Resiko Orang Nomor Satu

Jabatan Presiden sendiri adalah jabatan yang penting dalam suatu Negara, layaknya organisasi yang diibaratkan sebagai satu tubuh manusia. Pemimpin memegang jabatan sebagai kepala sekaligus otak yang mengendalikan seluruh tubuh. Tangan atau kaki boleh saja putus, namun jika kepala yang putus maka bisa dipastikan bahwa organisasi atau negara itu akan hancur. Namun berbeda pula dengan tubuh manusia, Presiden atau pemimpin kedudukannya dapat diganti, hal ini tentu saja dilakukan untuk menjaga keutuhan Negara atau Organisasi tersebut.

“Semakin tinggi jabatannya, semakin banyak pula orang yang mencintainya dan lebih banyak lagi yang membencinya”. Begitulah kata-kata yang biasanya diucapkan untuk seorang pemimpin yang sedang mendapatkan olokan dari beberapa oknum. Oleh sebab itu presiden Jokowi memang harus bisa bertahan dengan berbagai hinaan yang menyerangnya. Walaupun beliau sempat berkata bahwa hinaan dan olokan telah menjadi makanan sehari-sehari, namun kesabaran manusia selalu ada batasnya. Dan bisa saja pasal tersebut memang menjadi salah satu upaya presiden untuk menghindar dari olokan tersebut.

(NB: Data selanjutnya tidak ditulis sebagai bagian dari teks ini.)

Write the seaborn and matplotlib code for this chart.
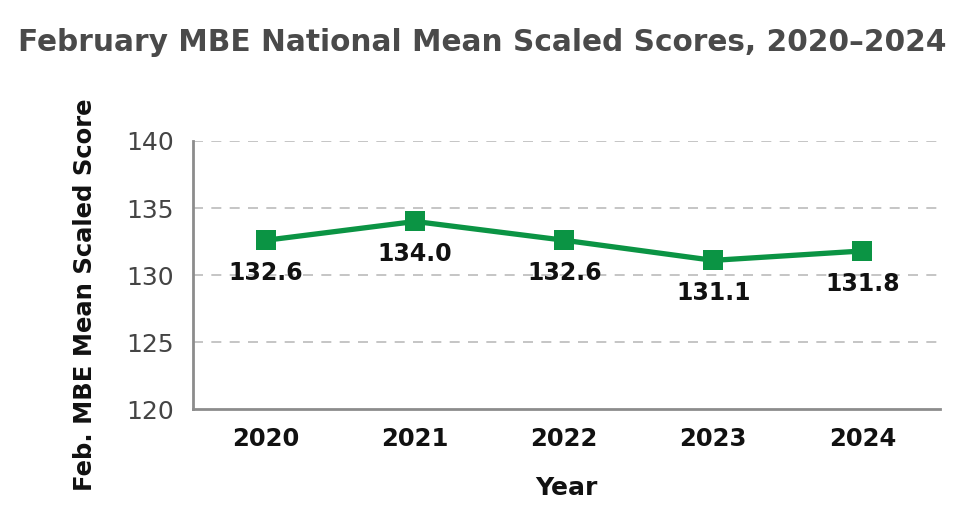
import matplotlib
matplotlib.use("Agg")
import matplotlib.pyplot as plt
import seaborn as sns
import pandas as pd

years = ["2020", "2021", "2022", "2023", "2024"]
scores = [132.6, 134.0, 132.6, 131.1, 131.8]
score_labels = ["132.6", "134.0", "132.6", "131.1", "131.8"]
y_ticks = [120, 125, 130, 135, 140]

green = "#0b9444"
grey = "#8c8c8c"

sns.set_style("white")
plt.rcParams["font.family"] = ["DejaVu Sans"]

df = pd.DataFrame({"pos": range(len(years)), "score": scores})

fig, ax = plt.subplots(figsize=(9.8, 5.09), dpi=100)
fig.subplots_adjust(left=0.197, right=0.959, top=0.723, bottom=0.196)

sns.lineplot(data=df, x="pos", y="score", ax=ax, color=green, linewidth=3.8,
             marker="s", markersize=14, markeredgewidth=0, zorder=3)

# value labels under each point
for x, y, lab in zip(df["pos"], df["score"], score_labels):
    ax.annotate(lab, (x, y), xytext=(0, -15), textcoords="offset points",
                ha="center", va="top", fontsize=17, fontweight="bold", color="#111111")

ax.set_xlim(-0.49, 4.52)
ax.set_ylim(120, 140)
ax.set_xticks(range(len(years)))
ax.set_xticklabels(years, fontsize=17.5, fontweight="bold", color="#111111")
ax.set_yticks(y_ticks)
ax.set_yticklabels([str(t) for t in y_ticks], fontsize=18, color="#444444")

for t in y_ticks[1:]:
    ax.axhline(t, color="#bbbbbb", linewidth=1.2, linestyle=(0, (6, 5)), zorder=1)

for side in ["top", "right"]:
    ax.spines[side].set_visible(False)
for side in ["left", "bottom"]:
    ax.spines[side].set_color(grey)
    ax.spines[side].set_linewidth(2)

ax.tick_params(axis="x", direction="in", length=7, width=2, color=grey, pad=13)
ax.tick_params(axis="y", direction="out", length=6, width=1.5, color=grey, pad=8)

ax.set_xlabel("Year", fontsize=18, fontweight="bold", color="#111111", labelpad=18)
ax.set_ylabel("Feb. MBE Mean Scaled Score", fontsize=17.5, fontweight="bold",
              color="#111111")
ax.yaxis.set_label_coords(-0.128, 0.425)

fig.suptitle("February MBE National Mean Scaled Scores, 2020–2024", x=0.492, y=0.945,
             fontsize=21.3, fontweight="bold", color="#4a4a4a")

fig.savefig("out.png", dpi=100)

Apapun alasan presiden untuk kembali mengjidupkan pasal tersebut, yang terpenting adalah merevitalisasi janji-janji yang dulu pernah diutarakan dalam kampanye. Itu akan lebih efektif dan tidak akan meresahkan publik dengan kebijakan yang mungkin berakibat baik namun tidak dipahami oleh masyarakat, yang akhirnya malah akan menimbulkan kontroversi. Presiden harus mampu membuktikan diri sebagai orang nomor satu di Indonesia. Karena setiap pemimpin pasti akan mempertanggung jawabkan setiap yang dipimpinnya.